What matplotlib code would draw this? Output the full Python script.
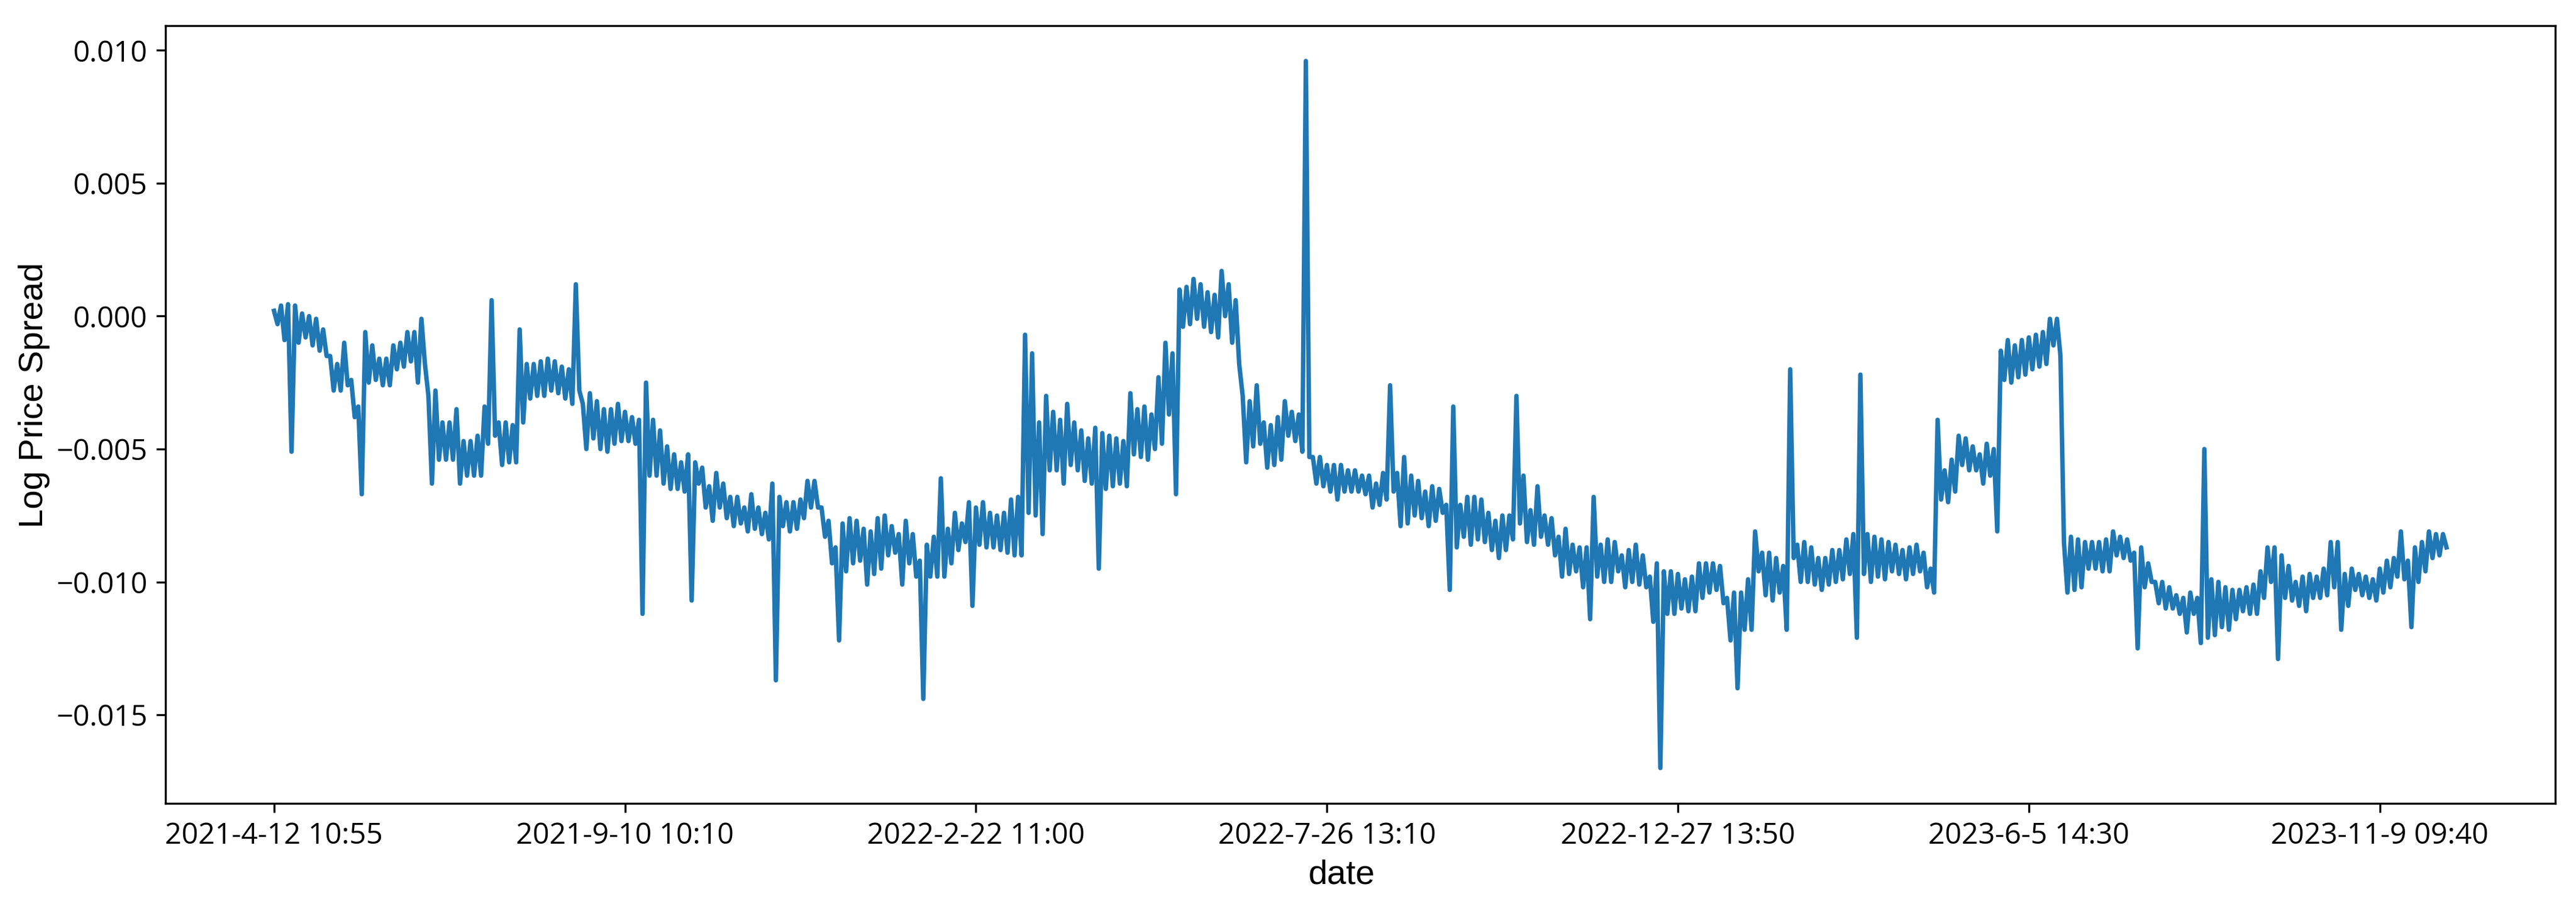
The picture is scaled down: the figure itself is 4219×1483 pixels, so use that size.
import matplotlib
matplotlib.use('Agg')
import matplotlib.pyplot as plt

# The spread wiggles inside a narrow band, so the chart was read as the
# upper and lower edge of the band at each step (units of 1e-3).
# Spikes sit in whichever edge they point to.
band_hi_e3 = [
    # 2021-4 .. 2021-9
    0.2, 0.4, 0.45, 0.4, 0.1, 0.0, -0.1, -0.5, -1.5, -1.8,
    -1.0, -2.4, -3.4, -0.6, -1.1, -1.6, -1.6, -1.1, -1.0, -0.6,
    -0.6, -0.1, -3.0, -2.8, -4.0, -4.0, -3.5, -4.7, -4.7, -4.5,
    -3.4, 0.6, -4.0, -4.0, -4.1, -0.5, -1.8, -1.8, -1.7, -1.6,
    -1.7, -1.9, -2.0, 1.2, -3.3, -2.9, -3.2, -3.5, -3.5, -3.3,
    -3.6, -3.8, -3.9,
    # 2021-9 .. 2022-2
    -2.5, -3.9, -4.3, -4.9, -5.2, -5.5, -5.2, -5.5, -5.7, -6.4,
    -5.9, -6.3, -6.8, -6.8, -7.2, -6.7, -7.2, -7.4, -6.3, -6.8,
    -7.0, -7.0, -6.9, -6.2, -6.2, -7.2, -7.7, -8.7, -7.8, -7.6,
    -7.7, -8.0, -8.1, -7.6, -7.5, -7.9, -8.2, -7.7, -8.2, -9.2,
    -8.6, -8.3, -6.1, -8.0, -7.4, -7.8, -7.0, -7.2, -7.0, -7.4,
    -7.5, -7.4, -6.9,
    # 2022-2 .. 2022-7
    -6.8, -0.7, -1.4, -4.0, -3.0, -3.6, -3.9, -3.3, -4.0, -4.3,
    -4.6, -4.2, -4.4, -4.5, -4.6, -4.7, -2.9, -3.5, -3.4, -3.7,
    -2.3, -1.0, -1.4, 1.0, 1.1, 1.4, 1.2, 0.9, 0.8, 1.7,
    1.2, 0.6, -3.0, -3.2, -2.6, -4.0, -4.1, -3.8, -3.2, -3.6,
    -3.7, 9.6, -5.3, -5.3, -5.6, -5.6, -5.6, -5.8, -5.8, -6.0,
    -6.0, -6.3, -5.9, -2.6,
    # 2022-7 .. 2022-12
    -5.9, -5.3, -6.0, -6.2, -6.6, -6.4, -6.5, -7.1, -3.4, -7.1,
    -6.8, -6.8, -6.9, -7.4, -7.7, -7.5, -7.5, -3.0, -6.0, -7.3,
    -6.4, -7.5, -7.6, -8.3, -8.0, -8.6, -8.7, -8.7, -6.8, -8.6,
    -8.4, -8.5, -9.0, -8.8, -8.6, -9.0, -9.8, -9.3, -9.6, -9.6,
    -9.7, -9.9, -9.8, -9.3, -9.3, -9.3, -9.4, -10.6, -10.4, -10.4,
    -9.9, -8.1, -8.9,
    # 2022-12 .. 2023-6
    -8.9, -9.1, -9.4, -2.0, -8.6, -8.5, -8.7, -9.1, -9.1, -8.8,
    -8.8, -8.4, -8.2, -2.2, -8.2, -8.3, -8.4, -8.5, -8.6, -8.8,
    -8.7, -8.6, -8.9, -9.5, -3.9, -5.8, -5.4, -4.5, -4.6, -4.9,
    -5.2, -4.8, -5.0, -1.3, -0.9, -1.1, -0.9, -0.8, -0.7, -0.6,
    -0.1, -0.1, -8.5, -8.3, -8.4, -8.5, -8.5, -8.5, -8.4, -8.1,
    -8.3, -8.4, -8.9,
    # 2023-6 .. end
    -8.7, -9.3, -10.0, -10.0, -10.2, -10.5, -10.6, -10.4, -10.6, -5.0,
    -9.9, -10.0, -10.2, -10.3, -10.3, -10.2, -10.1, -9.6, -8.7, -8.7,
    -9.0, -9.4, -10.0, -9.8, -9.7, -9.8, -9.5, -8.5, -8.5, -9.7,
    -9.5, -9.7, -9.8, -9.9, -9.5, -9.2, -9.1, -8.1, -9.2, -8.7,
    -8.5, -8.1, -8.2, -8.2,
]
band_lo_e3 = [
    # 2021-4 .. 2021-9
    -0.3, -0.9, -5.1, -1.0, -0.8, -1.1, -1.3, -1.5, -2.8, -2.8,
    -2.6, -3.8, -6.7, -2.5, -2.4, -2.6, -2.6, -2.0, -1.9, -1.7,
    -2.5, -1.8, -6.3, -5.4, -5.4, -5.4, -6.3, -6.0, -6.0, -6.0,
    -4.8, -4.5, -5.6, -5.5, -5.5, -4.0, -3.1, -3.0, -3.0, -2.8,
    -2.9, -3.1, -3.3, -2.8, -5.0, -4.6, -5.0, -5.1, -4.8, -4.7,
    -4.7, -4.8, -11.2,
    # 2021-9 .. 2022-2
    -6.0, -6.0, -6.3, -6.5, -6.5, -6.6, -10.7, -6.3, -7.2, -7.7,
    -7.2, -7.6, -7.9, -7.8, -8.1, -8.0, -8.2, -8.4, -13.7, -7.9,
    -8.1, -8.0, -7.6, -7.2, -7.2, -8.3, -9.3, -12.2, -9.6, -9.3,
    -9.2, -10.1, -9.7, -9.5, -9.0, -8.9, -10.1, -9.3, -9.8, -14.4,
    -9.8, -9.8, -9.8, -9.3, -8.8, -8.5, -10.9, -8.6, -8.7, -8.7,
    -8.8, -8.9, -9.0,
    # 2022-2 .. 2022-7
    -9.0, -7.4, -7.5, -8.2, -5.8, -5.8, -6.3, -5.6, -5.8, -6.2,
    -6.3, -9.5, -6.5, -6.4, -6.3, -6.4, -5.2, -5.3, -5.4, -5.0,
    -4.8, -3.7, -6.7, -0.4, -0.3, -0.1, -0.4, -0.6, -0.8, 0.0,
    -1.0, -1.8, -5.5, -4.9, -4.8, -5.7, -5.6, -5.4, -4.5, -4.7,
    -5.1, -5.3, -6.3, -6.4, -6.6, -6.9, -6.6, -6.6, -6.6, -6.7,
    -7.2, -7.1, -6.9, -6.6,
    # 2022-7 .. 2022-12
    -7.9, -7.8, -7.5, -7.6, -7.9, -7.7, -7.4, -10.3, -8.7, -8.3,
    -8.6, -8.4, -8.5, -8.8, -9.1, -8.8, -8.4, -7.8, -8.5, -8.6,
    -8.3, -8.6, -9.0, -9.8, -9.7, -9.6, -10.2, -11.4, -9.8, -10.0,
    -10.0, -9.6, -10.2, -10.0, -10.1, -10.2, -11.5, -17.0, -11.2, -11.2,
    -11.0, -11.1, -11.1, -10.6, -10.4, -10.3, -10.8, -12.2, -14.0, -11.8,
    -11.8, -9.6, -10.5,
    # 2022-12 .. 2023-6
    -10.7, -10.4, -11.8, -9.1, -10.0, -10.0, -10.1, -10.3, -10.1, -10.0,
    -9.9, -9.7, -12.1, -9.7, -10.0, -9.8, -9.9, -9.6, -9.7, -9.9,
    -9.7, -9.6, -10.2, -10.4, -6.9, -7.0, -6.6, -5.6, -5.8, -5.8,
    -6.3, -6.0, -8.1, -2.4, -2.5, -2.3, -2.2, -2.0, -1.9, -1.8,
    -1.1, -1.5, -10.4, -10.3, -10.2, -9.5, -9.5, -9.6, -9.6, -9.0,
    -9.1, -9.2, -12.5,
    # 2023-6 .. end
    -10.2, -10.0, -10.8, -11.0, -11.0, -11.2, -11.9, -11.2, -12.3, -12.1,
    -12.0, -11.7, -11.8, -11.4, -11.1, -11.2, -11.2, -10.6, -10.0, -12.9,
    -10.6, -10.7, -10.9, -11.1, -10.6, -10.6, -10.5, -10.2, -11.8, -10.9,
    -10.3, -10.5, -10.6, -10.7, -10.4, -10.2, -9.8, -9.9, -11.7, -10.0,
    -9.6, -9.1, -9.0, -8.7,
]

tick_step = 100
tick_labels = ['2021-4-12 10:55', '2021-9-10 10:10', '2022-2-22 11:00',
               '2022-7-26 13:10', '2022-12-27 13:50', '2023-6-5 14:30',
               '2023-11-9 09:40']

# the line runs up and down between the two edges
spread = []
for hi, lo in zip(band_hi_e3, band_lo_e3):
    spread.append(hi / 1000)
    spread.append(lo / 1000)

plt.rcParams['font.family'] = ['Open Sans', 'DejaVu Sans']

fig = plt.figure(figsize=(4219 / 300, 1483 / 300), dpi=300)
ax = fig.add_axes([0.0642, 0.1133, 0.9277, 0.8584])

ax.plot(range(len(spread)), spread, color='#1f77b4', linewidth=1.75)

ax.set_xticks(range(0, len(spread), tick_step))
ax.set_xticklabels(tick_labels)
ax.set_yticks([-0.015, -0.010, -0.005, 0.000, 0.005, 0.010])
ax.tick_params(labelsize=11.5)

ax.set_xlabel('date', fontsize=13.5, family='Liberation Sans')
ax.set_ylabel('Log Price Spread', fontsize=13.5, family='Liberation Sans')
ax.xaxis.set_label_coords(0.4921, -0.072)
ax.yaxis.set_label_coords(-0.0483, 0.5248)

fig.savefig('out.png', dpi=300)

**TASK DETAILS**
Restate exactly, please, only the lines between the start of the data and the line containing "import matplotlib.pyplot as plt", both ends included, skipping the pictures.

**TASK RESULT**
What matplotlib code would draw this? Output the full Python script.
The picture is scaled down: the figure itself is 4219×1483 pixels, so use that size.
import matplotlib
matplotlib.use('Agg')
import matplotlib.pyplot as plt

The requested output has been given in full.